Terry lived in an 80-bed Intermediate Care Facility (ICF) in southern Ohio for 43 years. Four hours away from his family, they would visit as often as possible, but ultimately they didn’t get as much time with him as they wanted.
Susie, his sister and guardian, said, “we would drive 4 hours to see him, then take him shopping for the things he needed in the closest town 45 minutes away. When we got back to the facility, he would run off because he was excited to show everyone what he got. Then it was time for us to leave,” said Susie.
When Terry was school-aged, he was one of the first children able to attend the Van Wert Thomas Edison school when it opened. “I remember Mom was excited because up until that time, kids with developmental disabilities just stayed at home. I was just a kid at the time, but I knew it was a big deal when the Thomas Edison school opened,” she said.
Susie recalls Terri playing at home before he was able to attend school, and her mom taking him to physical therapy appointments an hour away, twice a week, for years. Her parent splitting up, and her mom having to work, was part of the decision to send Terry to an ICF.
She recalled some bad experiences at facilities he attended prior to his last facility. “During one visit to a facility (that ended up closing down later), my parents discovered that Terry had scabs all over his body because of sunburns on top of sunburns that weren’t prevented or treated. They moved him out of there, but I think about these kids that didn’t have advocates for them,” said Susie.
“Back in the day (when it was time to leave) he would cry, and it would be just horrible. And you are thinking, there’s got to be a better way than this. But there wasn’t. There were very few places that anybody could go,” said Susie.

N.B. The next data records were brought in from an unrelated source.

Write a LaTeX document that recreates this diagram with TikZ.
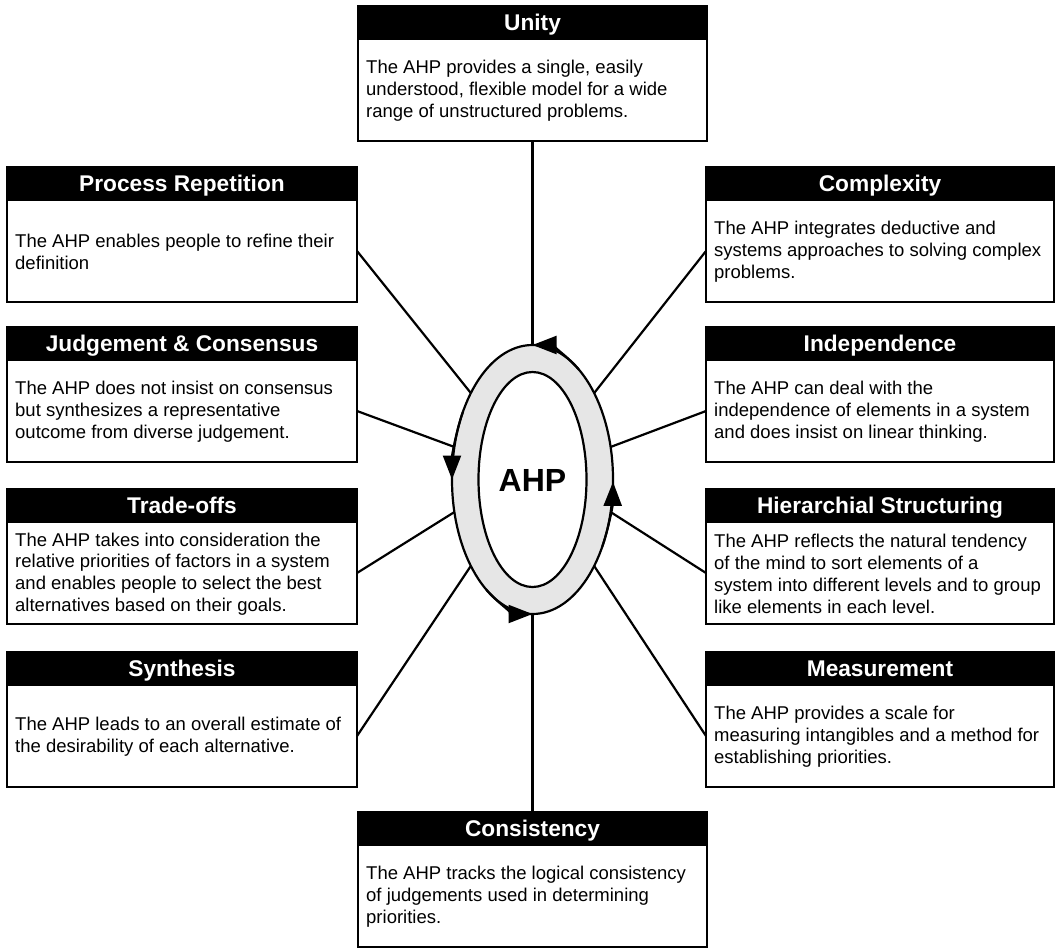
\documentclass[tikz,border=0pt]{standalone}
\usepackage{fontspec}
\setmainfont{Liberation Sans}
\usetikzlibrary{arrows.meta,calc}
\definecolor{ringgray}{RGB}{230,230,230}
\tikzset{
  hdr/.style={fill=black, draw=black, line width=2pt, text=white,
    font=\fontsize{22.7}{26}\selectfont\bfseries, minimum height=33pt,
    text height=16.3pt, text depth=0pt, inner sep=0pt, outer sep=0pt, anchor=north west},
  frame/.style={draw=black, line width=2pt, fill=white, minimum height=102pt,
    inner sep=0pt, outer sep=0pt, anchor=north west},
  bodytext/.style={anchor=west, align=left, inner sep=0pt,
    font=\fontsize{18.5}{21.8}\selectfont},
  conn/.style={draw=black, line width=2.2pt},
  ringline/.style={line width=2.2pt},
  cyc/.style={line width=2.2pt, -{Triangle[length=24pt,width=18pt]}}
}
\newcommand\ahpbox[6]{%
  \node[hdr, minimum width=#4pt] (#1h) at (#2,-#3) {#5};
  \node[frame, minimum width=#4pt] (#1b) at (#1h.south west) {};
  \node[bodytext] (#1t) at ($(#1b.west)+(8,-1)$) {#6};
}
\begin{document}
\begin{tikzpicture}[x=1pt,y=1pt]
\useasboundingbox (0,0) rectangle (1062,-951);
% centre of the cycle
\coordinate (C) at (532.5,-479.5);
\foreach \a in {90,140,166,194,220,270,320,346,14,40}{
  \coordinate (e\a) at ($(C)+(\a:80.5 and 134.5)$);
}
% boxes
\ahpbox{un}{358}{6}{349}{Unity}{The AHP provides a single, easily\\understood, flexible model for a wide\\range of unstructured problems.}
\ahpbox{pr}{7}{167}{350}{Process Repetition}{The AHP enables people to refine their\\definition}
\ahpbox{cx}{706}{167}{348}{Complexity}{The AHP integrates deductive and\\systems approaches to solving complex\\problems.}
\ahpbox{jc}{7}{327}{350}{Judgement \& Consensus}{The AHP does not insist on consensus\\but synthesizes a representative\\outcome from diverse judgement.}
\ahpbox{ind}{706}{327}{348}{Independence}{The AHP can deal with the\\independence of elements in a system\\and does insist on linear thinking.}
\ahpbox{to}{7}{489}{350}{Trade-offs}{The AHP takes into consideration the\\relative priorities of factors in a system\\and enables people to select the best\\alternatives based on their goals.}
\ahpbox{hs}{706}{489}{348}{Hierarchial Structuring}{The AHP reflects the natural tendency\\of the mind to sort elements of a\\system into different levels and to group\\like elements in each level.}
\ahpbox{syn}{7}{652}{350}{Synthesis}{The AHP leads to an overall estimate of\\the desirability of each alternative.}
\ahpbox{meas}{706}{652}{348}{Measurement}{The AHP provides a scale for\\measuring intangibles and a method for\\establishing priorities.}
\ahpbox{con}{358}{812}{349}{Consistency}{The AHP tracks the logical consistency\\of judgements used in determining\\priorities.}
% connectors
\draw[conn] (unb.south) -- (e90);
\draw[conn] (conh.north) -- (e270);
\draw[conn] (prb.east) -- (e140);
\draw[conn] (cxb.west) -- (e40);
\draw[conn] (jcb.east) -- (e166);
\draw[conn] (indb.west) -- (e14);
\draw[conn] (tob.east) -- (e194);
\draw[conn] (hsb.west) -- (e346);
\draw[conn] (synb.east) -- (e220);
\draw[conn] (measb.west) -- (e320);
% ring
\filldraw[ringline, fill=ringgray] (C) ellipse [x radius=80.5, y radius=134.5];
\filldraw[ringline, fill=white] (C) ellipse [x radius=54, y radius=107.5];
\node[font=\fontsize{32}{36}\selectfont\bfseries, text height=23pt, text depth=0pt, inner sep=0pt] (ahp) at (C) {AHP};
% cycle arrows
\draw[cyc] ($(C)+(55:80.5 and 134.5)$) arc[start angle=55, end angle=90, x radius=80.5, y radius=134.5];
\draw[cyc] ($(C)+(150:80.5 and 134.5)$) arc[start angle=150, end angle=180, x radius=80.5, y radius=134.5];
\draw[cyc] ($(C)+(235:80.5 and 134.5)$) arc[start angle=235, end angle=270, x radius=80.5, y radius=134.5];
\draw[cyc] ($(C)+(330:80.5 and 134.5)$) arc[start angle=330, end angle=359, x radius=80.5, y radius=134.5];
\end{tikzpicture}
\end{document}
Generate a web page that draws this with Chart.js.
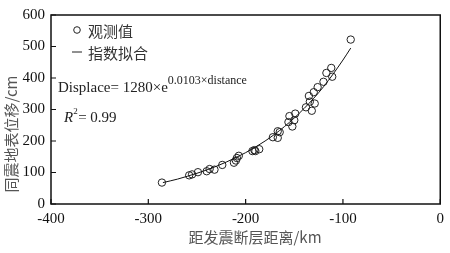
<!DOCTYPE html>
<html>
<head>
<meta charset="utf-8">
<script src="https://cdn.jsdelivr.net/npm/chart.js@4.4.1/dist/chart.umd.min.js"></script>
<style>
  html, body { margin: 0; padding: 0; background: #fff; }
  #wrap { width: 450px; height: 253px; }
</style>
</head>
<body>
<div id="wrap"><canvas id="chart" width="450" height="253"></canvas></div>
<script>
// 观测值 (距离 km, 位移 cm)
const obsDistance = [-286, -258, -255, -249, -240, -237, -232, -224, -212, -210, -209, -207,
  -193, -191, -190, -186, -172, -167, -167, -165, -155, -156, -152, -150, -149,
  -138, -135, -134, -132, -129, -130, -126, -120, -117, -112, -111, -92];
const obsDisplace = [68, 91, 94, 101, 104, 111, 109, 124, 131, 138, 146, 153,
  168, 171, 168, 174, 212, 210, 231, 228, 279, 260, 246, 266, 287,
  307, 343, 325, 296, 319, 355, 371, 388, 416, 432, 404, 522];

// 指数拟合曲线 (读自图中)
const fitDistance = [-285, -270, -260, -240, -220, -200, -180, -160, -140, -120, -100, -92];
const fitDisplace = [68, 79, 88, 108, 133, 163, 200, 246, 303, 372, 457, 495];

const xTicks = [-400, -300, -200, -100, 0];
const yTicks = [0, 100, 200, 300, 400, 500, 600];

const serif = '"Liberation Serif", "Times New Roman", serif';
const cjk = '"Noto Sans CJK SC", sans-serif';

// 边框、内向刻度、标题、图例和公式
const decorPlugin = {
  id: 'decor',
  afterDraw(chart) {
    const ctx = chart.ctx;
    const a = chart.chartArea;
    const xs = chart.scales.x, ys = chart.scales.y;
    ctx.save();
    ctx.strokeStyle = '#111';
    ctx.lineWidth = 1.5;
    ctx.strokeRect(a.left, a.top, a.right - a.left, a.bottom - a.top);

    ctx.lineWidth = 1.2;
    ctx.beginPath();
    yTicks.forEach(v => {
      const y = ys.getPixelForValue(v);
      ctx.moveTo(a.left, y); ctx.lineTo(a.left + 5, y);
    });
    xTicks.forEach(v => {
      const x = xs.getPixelForValue(v);
      ctx.moveTo(x, a.bottom); ctx.lineTo(x, a.bottom - 5);
    });
    ctx.stroke();

    // 轴标题
    ctx.fillStyle = '#555';
    ctx.font = '15px ' + cjk;
    ctx.textAlign = 'center';
    ctx.textBaseline = 'middle';
    ctx.fillText('距发震断层距离/km', 255, 237);
    ctx.save();
    ctx.translate(11, 134);
    ctx.rotate(-Math.PI / 2);
    ctx.fillText('同震地表位移/cm', 0, 0);
    ctx.restore();

    // 图例
    ctx.fillStyle = '#333';
    ctx.textAlign = 'left';
    ctx.strokeStyle = '#222';
    ctx.lineWidth = 1;
    ctx.beginPath();
    ctx.arc(77, 30, 3.3, 0, Math.PI * 2);
    ctx.stroke();
    ctx.fillText('观测值', 88, 31);
    ctx.beginPath();
    ctx.moveTo(72, 52); ctx.lineTo(82, 52);
    ctx.stroke();
    ctx.fillText('指数拟合', 88, 53);

    // 公式
    ctx.fillStyle = '#222';
    ctx.textBaseline = 'alphabetic';
    ctx.font = '15px ' + serif;
    const eq = 'Displace= 1280×e';
    ctx.fillText(eq, 58, 92);
    const w = ctx.measureText(eq).width;
    ctx.font = '12px ' + serif;
    ctx.fillText('0.0103×distance', 58 + w, 84);

    ctx.font = 'italic 15px ' + serif;
    ctx.fillText('R', 64, 122);
    const rw = ctx.measureText('R').width;
    ctx.font = '9px ' + serif;
    ctx.fillText('2', 64 + rw, 114);
    ctx.font = '15px ' + serif;
    ctx.fillText('= 0.99', 64 + rw + 5, 122);
    ctx.restore();
  }
};

new Chart(document.getElementById('chart').getContext('2d'), {
  type: 'scatter',
  data: {
    datasets: [
      {
        label: '指数拟合',
        data: fitDistance.map((d, i) => ({ x: d, y: fitDisplace[i] })),
        showLine: true,
        borderColor: '#111',
        borderWidth: 1,
        pointRadius: 0,
        cubicInterpolationMode: 'monotone',
        fill: false
      },
      {
        label: '观测值',
        data: obsDistance.map((d, i) => ({ x: d, y: obsDisplace[i] })),
        showLine: false,
        pointStyle: 'circle',
        pointRadius: 3.7,
        borderWidth: 1,
        borderColor: '#222',
        backgroundColor: 'rgba(0,0,0,0)'
      }
    ]
  },
  options: {
    responsive: false,
    animation: false,
    layout: { padding: { top: 6, right: 4, left: 0, bottom: 0 } },
    plugins: {
      legend: { display: false },
      tooltip: { enabled: false }
    },
    scales: {
      x: {
        type: 'linear',
        min: -400,
        max: 0,
        afterBuildTicks: s => { s.ticks = xTicks.map(v => ({ value: v })); },
        afterFit: s => { s.height = 49; },
        grid: { display: false, drawTicks: false },
        border: { display: false },
        ticks: { padding: 6, color: '#111', font: { family: serif, size: 15 } }
      },
      y: {
        type: 'linear',
        min: 0,
        max: 600,
        afterBuildTicks: s => { s.ticks = yTicks.map(v => ({ value: v })); },
        afterFit: s => { s.width = 51; },
        grid: { display: false, drawTicks: false },
        border: { display: false },
        ticks: { padding: 6, color: '#111', font: { family: serif, size: 15 } }
      }
    }
  },
  plugins: [decorPlugin]
});
</script>
</body>
</html>
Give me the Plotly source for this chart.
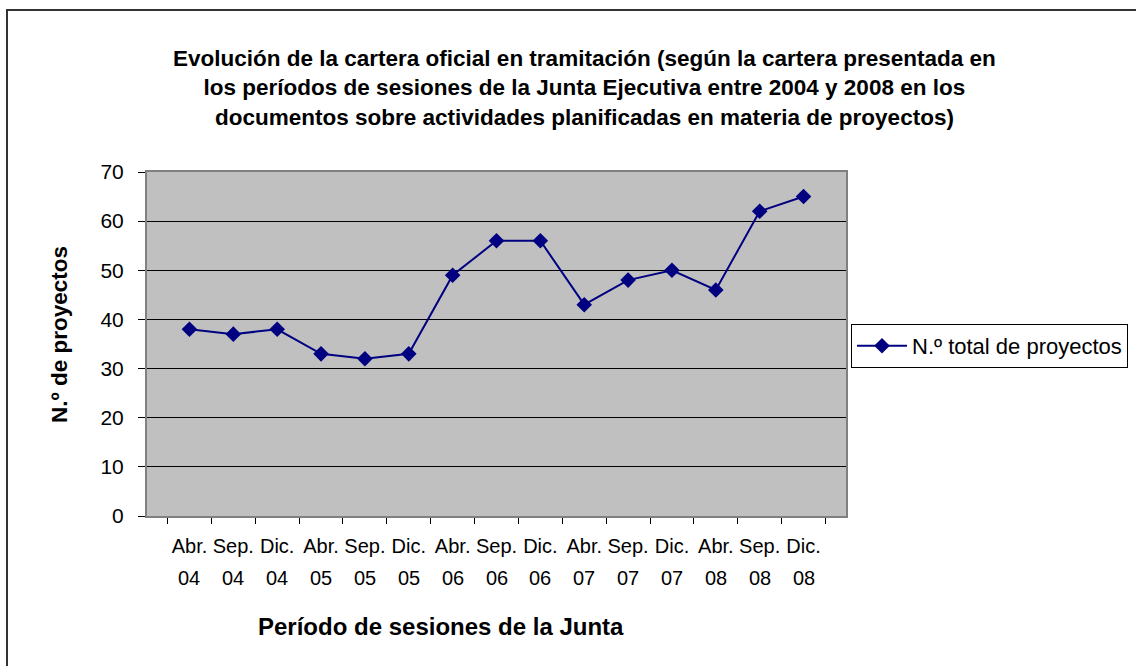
import plotly.graph_objects as go

months = ["Abr.", "Sep.", "Dic."] * 5
years = ["04"] * 3 + ["05"] * 3 + ["06"] * 3 + ["07"] * 3 + ["08"] * 3
categories = [f"{m} {y}" for m, y in zip(months, years)]
values = [38, 37, 38, 33, 32, 33, 49, 56, 56, 43, 48, 50, 46, 62, 65]
series_name = "N.º total de proyectos"
title_text = ("Evolución de la cartera oficial en tramitación (según la cartera presentada en<br>"
              "los períodos de sesiones de la Junta Ejecutiva entre 2004 y 2008 en los<br>"
              "documentos sobre actividades planificadas en materia de proyectos)")
x_title = "Período de sesiones de la Junta"
y_title = "N.º de proyectos"

FONT = "Liberation Sans, Arial, sans-serif"

fig = go.Figure()
fig.add_trace(go.Scatter(
    x=categories, y=values, name=series_name, mode="lines+markers",
    line=dict(color="#000080", width=2),
    marker=dict(symbol="diamond", size=12, color="#000080"),
))

W, H = 1136, 666
L, R, T, B = 147, 290, 172, 150
pw, ph = W - L - R, H - T - B

def px(x):
    return (x - L) / pw

def py(y):
    return (H - B - y) / ph

year_annotations = [
    dict(text=y, xref="x", yref="paper", x=c, y=py(578), xanchor="center", yanchor="middle",
         showarrow=False, font=dict(family=FONT, size=20, color="black"))
    for c, y in zip(categories, years)
]

fig.update_layout(
    width=W, height=H,
    margin=dict(l=L, r=R, t=T, b=B, autoexpand=False),
    paper_bgcolor="white", plot_bgcolor="#C0C0C0",
    showlegend=True,
    legend=dict(x=px(851), y=py(324), xanchor="left", yanchor="top",
                bordercolor="black", borderwidth=1, bgcolor="white", itemwidth=50,
                font=dict(family=FONT, size=22, color="black")),
    xaxis=dict(type="category", tickmode="array", tickvals=categories, ticktext=months,
               tickson="boundaries", ticks="outside", ticklen=6, tickangle=0,
               tickcolor="black", showgrid=False, showline=True, linecolor="#808080",
               linewidth=2, mirror=True, ticklabelstandoff=11,
               tickfont=dict(family=FONT, size=20, color="black")),
    yaxis=dict(range=[0, 70], dtick=10, ticks="outside", ticklen=7, tickcolor="black",
               showgrid=True, gridcolor="black", gridwidth=1, zeroline=False,
               showline=True, linecolor="#808080", linewidth=2, mirror=True,
               ticklabelstandoff=10,
               tickfont=dict(family=FONT, size=21, color="black")),
    annotations=[
        dict(text=title_text, xref="paper", yref="paper", x=px(584), y=py(88),
             xanchor="center", yanchor="middle", showarrow=False,
             font=dict(family=FONT, size=22.5, color="black", weight="bold")),
        dict(text=x_title, xref="paper", yref="paper", x=px(441), y=py(626),
             xanchor="center", yanchor="middle", showarrow=False,
             font=dict(family=FONT, size=24, color="black", weight="bold")),
        dict(text=y_title, xref="paper", yref="paper", x=px(59), y=py(335),
             xanchor="center", yanchor="middle", showarrow=False, textangle=-90,
             font=dict(family=FONT, size=22.5, color="black", weight="bold")),
    ] + year_annotations,
    shapes=[dict(type="rect", xref="paper", yref="paper",
                 x0=px(7), x1=px(1160), y0=py(690), y1=py(10),
                 line=dict(color="#333333", width=2), fillcolor="rgba(0,0,0,0)")],
)

fig.write_html("out.html", config={"displayModeBar": False},
               post_script="document.body.style.margin='0';document.body.style.overflow='hidden';")
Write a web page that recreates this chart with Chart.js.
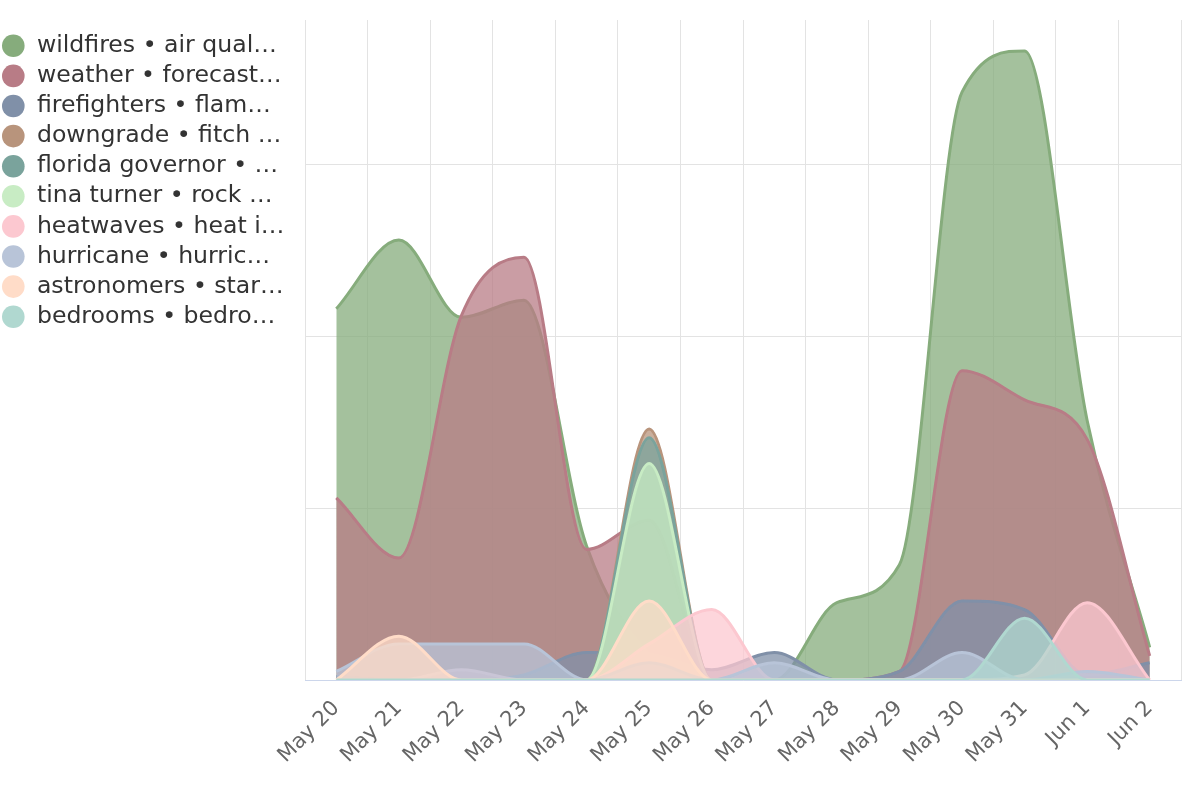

In 2016, it was Susie’s daughter that had urged her to investigate getting him closer to the family. “I didn’t know how we can do that, and I wasn’t familiar with the housing options,” said Susie.
She asked around and her son-in-law knew about the Van Wert County Board of DD (VWCBDD). She was connected to Tina an SSA (Service and Support Administration) at VWCBDD. In November 2016, Tina and Susie began the transition process.
“There were so many pieces to put into place. We had to get all his doctors and medical needs figured out,” said Susie.
“It took us 6 months to get him home. We had to find a provider and he needed specialists lined up. We had to take all the paperwork and formulate a plan,” said Tina, SSA.
Through the VWCBDD, Terry qualified for a funded waiver to get out of the facility and get back into the community. Funding was also available for getting furniture and living essentials for his new residence.
Terri’s 2 year anniversary of being back home is coming up. He lives with two other men in a Van Wert County Housing Board home, and one of his roommates attended the Thomas Edison school with him as a boy. He loves holidays, and he has a tree at his house he can decorate for all the different holidays.
Susie said her biggest concern was making sure this was the best decision for Terry. “This isn’t about us, this should be about him. Is this good for him?” said Susie.
It was good for everyone. Terry is very happy attending the Thomas Edison Center during the week, where he has become very social and loves making crafts and painting.
Another convenience, Tina explained, is that Terry can visit with his psychiatrist through Telemedicine right in the conference room at Thomas Edison Center.
Susie has 9 grandchildren and said that Terry calls them his grandkids. “He is crazy about family. And now he can be a part of the holidays and the birthdays. It’s just nice to be able to stop out and see him,” Susie said.
“I’ve been in this job for 27 years, and this is one of the coolest things I’ve done in my career,” said Tina. “He’s so happy.”